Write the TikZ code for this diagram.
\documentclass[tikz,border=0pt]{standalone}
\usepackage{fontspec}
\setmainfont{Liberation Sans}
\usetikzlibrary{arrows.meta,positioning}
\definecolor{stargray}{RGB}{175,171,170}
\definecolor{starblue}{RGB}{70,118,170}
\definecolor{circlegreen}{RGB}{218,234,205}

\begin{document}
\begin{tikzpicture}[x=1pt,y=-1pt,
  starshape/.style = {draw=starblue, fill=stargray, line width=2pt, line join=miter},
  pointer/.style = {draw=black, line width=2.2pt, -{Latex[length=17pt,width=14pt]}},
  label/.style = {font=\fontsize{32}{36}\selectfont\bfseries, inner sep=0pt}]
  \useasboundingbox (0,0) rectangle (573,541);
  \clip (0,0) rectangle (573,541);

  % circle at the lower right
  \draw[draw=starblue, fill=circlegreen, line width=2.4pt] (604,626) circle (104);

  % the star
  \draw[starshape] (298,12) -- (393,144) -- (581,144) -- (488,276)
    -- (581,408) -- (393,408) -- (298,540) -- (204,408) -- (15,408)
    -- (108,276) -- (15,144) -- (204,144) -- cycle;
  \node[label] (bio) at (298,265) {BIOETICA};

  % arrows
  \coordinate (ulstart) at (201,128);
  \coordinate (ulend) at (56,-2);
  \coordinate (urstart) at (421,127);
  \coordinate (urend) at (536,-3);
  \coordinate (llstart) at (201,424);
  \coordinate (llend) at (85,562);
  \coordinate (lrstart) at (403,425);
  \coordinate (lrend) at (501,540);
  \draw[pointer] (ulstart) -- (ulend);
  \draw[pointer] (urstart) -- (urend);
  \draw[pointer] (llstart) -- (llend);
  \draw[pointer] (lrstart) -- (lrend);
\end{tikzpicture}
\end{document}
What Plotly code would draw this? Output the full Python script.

### What is asked
Write out every record, exactly as written.

### Solution for this problem
Write the TikZ code for this diagram.
\documentclass[tikz,border=0pt]{standalone}
\usepackage{fontspec}
\setmainfont{Liberation Sans}
\usetikzlibrary{arrows.meta,positioning}
\definecolor{stargray}{RGB}{175,171,170}
\definecolor{starblue}{RGB}{70,118,170}
\definecolor{circlegreen}{RGB}{218,234,205}

\begin{document}
\begin{tikzpicture}[x=1pt,y=-1pt,
  starshape/.style = {draw=starblue, fill=stargray, line width=2pt, line join=miter},
  pointer/.style = {draw=black, line width=2.2pt, -{Latex[length=17pt,width=14pt]}},
  label/.style = {font=\fontsize{32}{36}\selectfont\bfseries, inner sep=0pt}]
  \useasboundingbox (0,0) rectangle (573,541);
  \clip (0,0) rectangle (573,541);

  % circle at the lower right
  \draw[draw=starblue, fill=circlegreen, line width=2.4pt] (604,626) circle (104);

  % the star
  \draw[starshape] (298,12) -- (393,144) -- (581,144) -- (488,276)
    -- (581,408) -- (393,408) -- (298,540) -- (204,408) -- (15,408)
    -- (108,276) -- (15,144) -- (204,144) -- cycle;
  \node[label] (bio) at (298,265) {BIOETICA};

  % arrows
  \coordinate (ulstart) at (201,128);
  \coordinate (ulend) at (56,-2);
  \coordinate (urstart) at (421,127);
  \coordinate (urend) at (536,-3);
  \coordinate (llstart) at (201,424);
  \coordinate (llend) at (85,562);
  \coordinate (lrstart) at (403,425);
  \coordinate (lrend) at (501,540);
  \draw[pointer] (ulstart) -- (ulend);
  \draw[pointer] (urstart) -- (urend);
  \draw[pointer] (llstart) -- (llend);
  \draw[pointer] (lrstart) -- (lrend);
\end{tikzpicture}
\end{document}
What Plotly code would draw this? Output the full Python script.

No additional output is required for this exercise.